--- Start Record list ---
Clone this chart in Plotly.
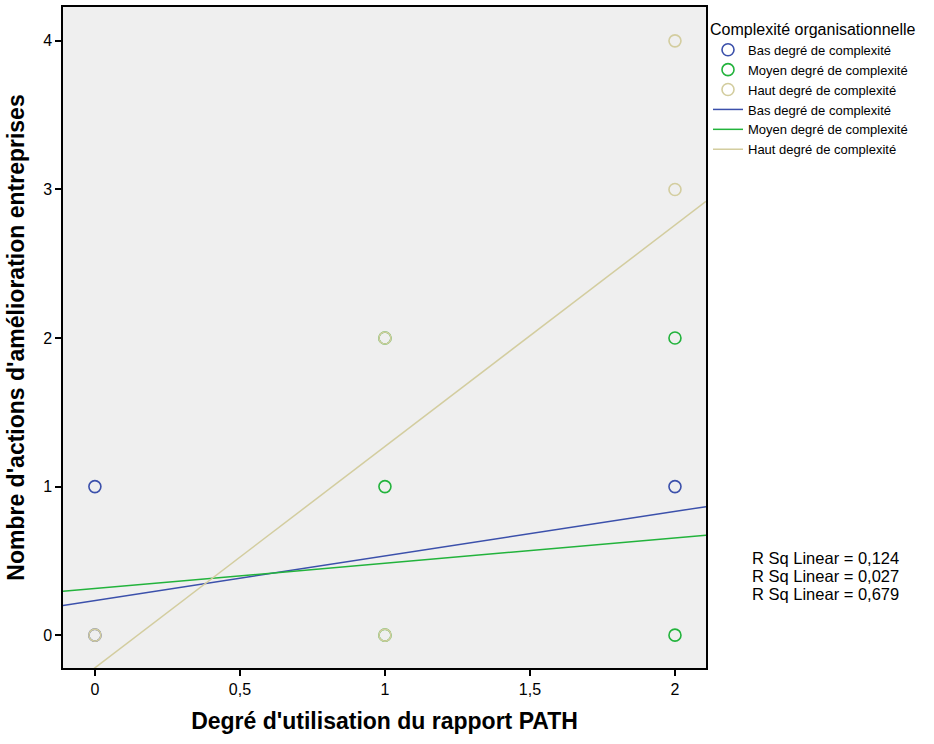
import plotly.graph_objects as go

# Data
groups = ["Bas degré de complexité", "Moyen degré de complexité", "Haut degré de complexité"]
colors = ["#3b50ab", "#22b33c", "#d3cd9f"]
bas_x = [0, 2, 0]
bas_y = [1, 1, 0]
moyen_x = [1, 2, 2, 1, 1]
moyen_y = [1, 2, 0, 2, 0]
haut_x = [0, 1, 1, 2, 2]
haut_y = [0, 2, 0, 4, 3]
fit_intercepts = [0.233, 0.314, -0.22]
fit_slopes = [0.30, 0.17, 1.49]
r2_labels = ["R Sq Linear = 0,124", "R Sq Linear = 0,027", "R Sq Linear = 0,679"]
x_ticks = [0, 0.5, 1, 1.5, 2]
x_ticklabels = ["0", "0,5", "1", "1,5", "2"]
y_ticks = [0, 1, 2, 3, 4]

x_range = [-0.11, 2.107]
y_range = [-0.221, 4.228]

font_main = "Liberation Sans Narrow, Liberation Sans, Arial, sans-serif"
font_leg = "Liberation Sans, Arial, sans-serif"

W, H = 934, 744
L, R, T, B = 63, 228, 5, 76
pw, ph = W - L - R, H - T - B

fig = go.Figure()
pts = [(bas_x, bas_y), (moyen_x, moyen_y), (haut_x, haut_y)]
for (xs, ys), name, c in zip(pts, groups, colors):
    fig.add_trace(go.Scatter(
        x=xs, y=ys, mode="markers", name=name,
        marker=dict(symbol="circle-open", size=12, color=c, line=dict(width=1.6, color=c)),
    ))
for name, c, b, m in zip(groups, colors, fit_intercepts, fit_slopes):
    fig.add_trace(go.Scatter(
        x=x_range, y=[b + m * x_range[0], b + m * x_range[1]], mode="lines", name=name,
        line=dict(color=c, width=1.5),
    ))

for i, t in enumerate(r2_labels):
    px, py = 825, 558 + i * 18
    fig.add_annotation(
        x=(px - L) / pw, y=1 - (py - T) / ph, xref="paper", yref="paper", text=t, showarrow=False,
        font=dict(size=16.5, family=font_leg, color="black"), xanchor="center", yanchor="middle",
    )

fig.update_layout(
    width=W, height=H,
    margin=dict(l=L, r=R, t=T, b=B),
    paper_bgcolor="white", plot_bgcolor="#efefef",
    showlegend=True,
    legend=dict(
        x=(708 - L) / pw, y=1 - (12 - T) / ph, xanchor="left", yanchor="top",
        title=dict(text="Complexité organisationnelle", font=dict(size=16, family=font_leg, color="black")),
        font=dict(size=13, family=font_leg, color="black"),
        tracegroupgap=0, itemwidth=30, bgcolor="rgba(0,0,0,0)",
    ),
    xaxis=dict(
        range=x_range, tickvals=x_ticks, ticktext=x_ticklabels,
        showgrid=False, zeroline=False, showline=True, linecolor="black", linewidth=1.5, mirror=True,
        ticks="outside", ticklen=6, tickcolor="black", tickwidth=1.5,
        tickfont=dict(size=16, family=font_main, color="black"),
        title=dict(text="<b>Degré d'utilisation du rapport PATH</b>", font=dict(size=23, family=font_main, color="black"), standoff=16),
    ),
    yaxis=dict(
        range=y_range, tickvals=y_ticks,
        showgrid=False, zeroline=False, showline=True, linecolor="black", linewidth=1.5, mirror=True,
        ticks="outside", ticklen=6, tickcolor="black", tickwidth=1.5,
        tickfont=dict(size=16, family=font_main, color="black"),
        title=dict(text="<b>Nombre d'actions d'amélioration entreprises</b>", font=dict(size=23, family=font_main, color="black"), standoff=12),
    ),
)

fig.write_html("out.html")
--- End Record list ---
--- Start Record list ---
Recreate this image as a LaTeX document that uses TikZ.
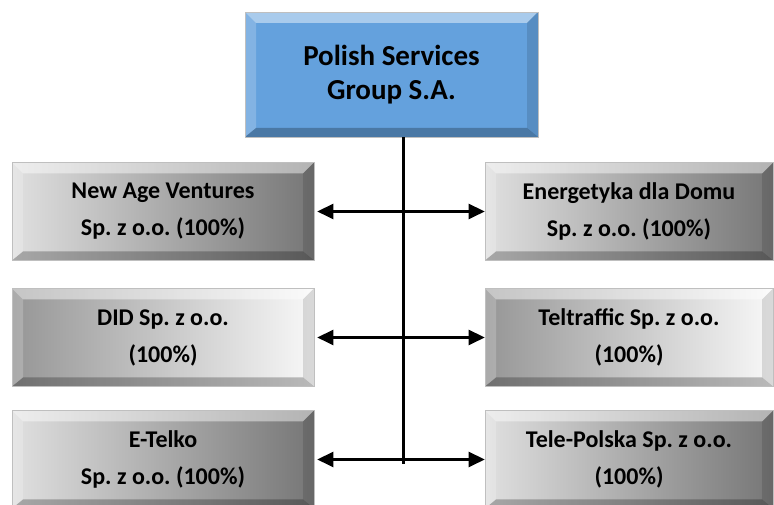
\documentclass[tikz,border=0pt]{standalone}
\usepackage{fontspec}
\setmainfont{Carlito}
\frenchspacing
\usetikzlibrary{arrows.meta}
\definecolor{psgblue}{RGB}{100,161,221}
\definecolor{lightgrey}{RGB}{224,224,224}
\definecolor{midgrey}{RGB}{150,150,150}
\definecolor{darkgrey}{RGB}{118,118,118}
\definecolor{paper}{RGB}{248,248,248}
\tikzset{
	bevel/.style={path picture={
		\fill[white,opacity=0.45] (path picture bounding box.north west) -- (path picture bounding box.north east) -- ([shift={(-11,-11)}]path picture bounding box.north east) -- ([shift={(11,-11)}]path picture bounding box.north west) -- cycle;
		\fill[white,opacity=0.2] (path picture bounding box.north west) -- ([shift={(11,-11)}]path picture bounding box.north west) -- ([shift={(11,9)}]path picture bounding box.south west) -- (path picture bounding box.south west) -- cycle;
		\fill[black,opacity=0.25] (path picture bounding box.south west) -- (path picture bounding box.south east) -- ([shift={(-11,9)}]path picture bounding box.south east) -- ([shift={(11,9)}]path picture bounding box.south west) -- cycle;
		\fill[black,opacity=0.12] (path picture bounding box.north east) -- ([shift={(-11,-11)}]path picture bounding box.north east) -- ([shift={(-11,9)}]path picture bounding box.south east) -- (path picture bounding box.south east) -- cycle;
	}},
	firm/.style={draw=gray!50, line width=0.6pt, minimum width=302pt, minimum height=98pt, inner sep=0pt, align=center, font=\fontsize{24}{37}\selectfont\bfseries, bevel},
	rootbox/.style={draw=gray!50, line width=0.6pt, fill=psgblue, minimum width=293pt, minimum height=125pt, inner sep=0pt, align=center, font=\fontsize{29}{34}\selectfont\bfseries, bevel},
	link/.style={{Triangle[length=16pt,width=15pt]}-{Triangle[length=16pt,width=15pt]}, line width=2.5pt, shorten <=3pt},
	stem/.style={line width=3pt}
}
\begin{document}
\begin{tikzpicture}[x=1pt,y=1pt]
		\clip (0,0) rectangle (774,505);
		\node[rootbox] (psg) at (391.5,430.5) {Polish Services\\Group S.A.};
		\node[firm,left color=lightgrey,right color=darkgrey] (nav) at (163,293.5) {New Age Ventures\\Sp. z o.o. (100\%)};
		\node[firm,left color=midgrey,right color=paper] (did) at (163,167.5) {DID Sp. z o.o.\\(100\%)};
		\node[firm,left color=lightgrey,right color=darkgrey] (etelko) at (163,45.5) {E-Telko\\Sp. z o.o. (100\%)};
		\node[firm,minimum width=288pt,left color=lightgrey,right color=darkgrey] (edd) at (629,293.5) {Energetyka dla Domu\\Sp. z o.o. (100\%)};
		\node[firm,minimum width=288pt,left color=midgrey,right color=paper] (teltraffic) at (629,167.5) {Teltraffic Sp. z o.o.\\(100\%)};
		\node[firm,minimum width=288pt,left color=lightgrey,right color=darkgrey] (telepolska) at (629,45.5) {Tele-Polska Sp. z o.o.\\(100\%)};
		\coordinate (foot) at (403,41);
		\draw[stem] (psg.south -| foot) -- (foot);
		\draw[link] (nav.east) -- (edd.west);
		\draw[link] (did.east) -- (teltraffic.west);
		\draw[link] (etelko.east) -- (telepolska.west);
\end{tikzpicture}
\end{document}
--- End Record list ---
--- Start Record list ---
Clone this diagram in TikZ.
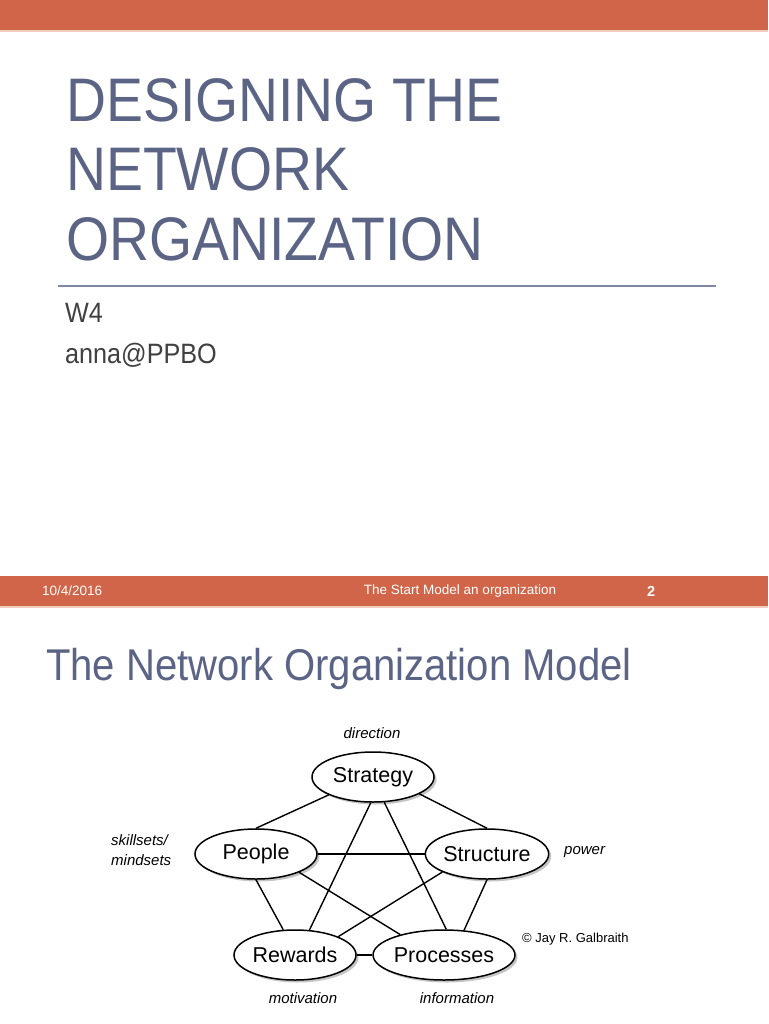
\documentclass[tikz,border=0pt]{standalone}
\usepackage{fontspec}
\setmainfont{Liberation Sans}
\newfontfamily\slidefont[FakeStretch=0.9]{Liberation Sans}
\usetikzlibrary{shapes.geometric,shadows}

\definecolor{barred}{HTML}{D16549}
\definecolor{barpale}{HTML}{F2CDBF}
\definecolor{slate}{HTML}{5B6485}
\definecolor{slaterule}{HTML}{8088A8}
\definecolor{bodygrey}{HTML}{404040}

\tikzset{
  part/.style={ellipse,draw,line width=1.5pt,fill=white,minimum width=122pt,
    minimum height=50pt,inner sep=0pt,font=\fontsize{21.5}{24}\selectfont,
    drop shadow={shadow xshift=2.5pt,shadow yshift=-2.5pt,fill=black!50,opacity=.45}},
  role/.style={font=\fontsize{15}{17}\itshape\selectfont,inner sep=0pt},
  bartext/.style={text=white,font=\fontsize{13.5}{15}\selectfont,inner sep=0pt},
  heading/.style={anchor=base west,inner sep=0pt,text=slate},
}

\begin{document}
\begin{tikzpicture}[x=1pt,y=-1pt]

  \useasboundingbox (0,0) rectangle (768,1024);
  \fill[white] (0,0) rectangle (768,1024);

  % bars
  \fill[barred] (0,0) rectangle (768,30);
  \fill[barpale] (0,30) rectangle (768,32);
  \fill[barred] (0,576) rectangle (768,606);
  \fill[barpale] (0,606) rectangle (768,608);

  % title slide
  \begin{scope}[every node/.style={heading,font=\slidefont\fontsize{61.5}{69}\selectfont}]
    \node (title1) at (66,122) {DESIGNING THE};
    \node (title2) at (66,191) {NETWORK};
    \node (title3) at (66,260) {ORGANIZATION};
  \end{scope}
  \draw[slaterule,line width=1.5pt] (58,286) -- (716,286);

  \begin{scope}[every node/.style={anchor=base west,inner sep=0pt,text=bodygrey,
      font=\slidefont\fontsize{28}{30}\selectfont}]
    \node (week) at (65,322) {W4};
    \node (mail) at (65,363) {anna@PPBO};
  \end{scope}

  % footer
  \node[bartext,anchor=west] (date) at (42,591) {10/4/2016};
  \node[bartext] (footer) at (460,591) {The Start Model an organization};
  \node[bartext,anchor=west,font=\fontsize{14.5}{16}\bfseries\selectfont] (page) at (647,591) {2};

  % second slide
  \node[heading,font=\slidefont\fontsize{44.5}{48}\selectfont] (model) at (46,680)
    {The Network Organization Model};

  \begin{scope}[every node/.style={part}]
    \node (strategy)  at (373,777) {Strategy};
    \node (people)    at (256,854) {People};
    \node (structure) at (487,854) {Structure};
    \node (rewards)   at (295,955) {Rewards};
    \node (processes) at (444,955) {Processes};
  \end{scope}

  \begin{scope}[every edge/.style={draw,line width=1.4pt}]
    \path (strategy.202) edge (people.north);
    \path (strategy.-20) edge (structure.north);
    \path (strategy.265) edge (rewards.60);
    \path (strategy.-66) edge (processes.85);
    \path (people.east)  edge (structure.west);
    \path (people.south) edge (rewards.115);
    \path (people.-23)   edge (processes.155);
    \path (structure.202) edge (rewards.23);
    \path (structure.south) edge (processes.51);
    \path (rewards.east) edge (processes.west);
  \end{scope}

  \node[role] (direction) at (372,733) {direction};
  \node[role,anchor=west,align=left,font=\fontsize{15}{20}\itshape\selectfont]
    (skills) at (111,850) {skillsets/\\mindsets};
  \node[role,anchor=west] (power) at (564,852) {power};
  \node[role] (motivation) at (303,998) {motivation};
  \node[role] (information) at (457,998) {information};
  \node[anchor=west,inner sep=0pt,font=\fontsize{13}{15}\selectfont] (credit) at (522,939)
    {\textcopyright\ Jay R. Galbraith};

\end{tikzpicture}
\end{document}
--- End Record list ---
Print everything from the line with "Clone this diagram in TikZ." down to the line with "(58,286) -- (716,286);" in the entries above, both lines included and nothing more, without the pictures.

Clone this diagram in TikZ.
\documentclass[tikz,border=0pt]{standalone}
\usepackage{fontspec}
\setmainfont{Liberation Sans}
\newfontfamily\slidefont[FakeStretch=0.9]{Liberation Sans}
\usetikzlibrary{shapes.geometric,shadows}

\definecolor{barred}{HTML}{D16549}
\definecolor{barpale}{HTML}{F2CDBF}
\definecolor{slate}{HTML}{5B6485}
\definecolor{slaterule}{HTML}{8088A8}
\definecolor{bodygrey}{HTML}{404040}

\tikzset{
  part/.style={ellipse,draw,line width=1.5pt,fill=white,minimum width=122pt,
    minimum height=50pt,inner sep=0pt,font=\fontsize{21.5}{24}\selectfont,
    drop shadow={shadow xshift=2.5pt,shadow yshift=-2.5pt,fill=black!50,opacity=.45}},
  role/.style={font=\fontsize{15}{17}\itshape\selectfont,inner sep=0pt},
  bartext/.style={text=white,font=\fontsize{13.5}{15}\selectfont,inner sep=0pt},
  heading/.style={anchor=base west,inner sep=0pt,text=slate},
}

\begin{document}
\begin{tikzpicture}[x=1pt,y=-1pt]

  \useasboundingbox (0,0) rectangle (768,1024);
  \fill[white] (0,0) rectangle (768,1024);

  % bars
  \fill[barred] (0,0) rectangle (768,30);
  \fill[barpale] (0,30) rectangle (768,32);
  \fill[barred] (0,576) rectangle (768,606);
  \fill[barpale] (0,606) rectangle (768,608);

  % title slide
  \begin{scope}[every node/.style={heading,font=\slidefont\fontsize{61.5}{69}\selectfont}]
    \node (title1) at (66,122) {DESIGNING THE};
    \node (title2) at (66,191) {NETWORK};
    \node (title3) at (66,260) {ORGANIZATION};
  \end{scope}
  \draw[slaterule,line width=1.5pt] (58,286) -- (716,286);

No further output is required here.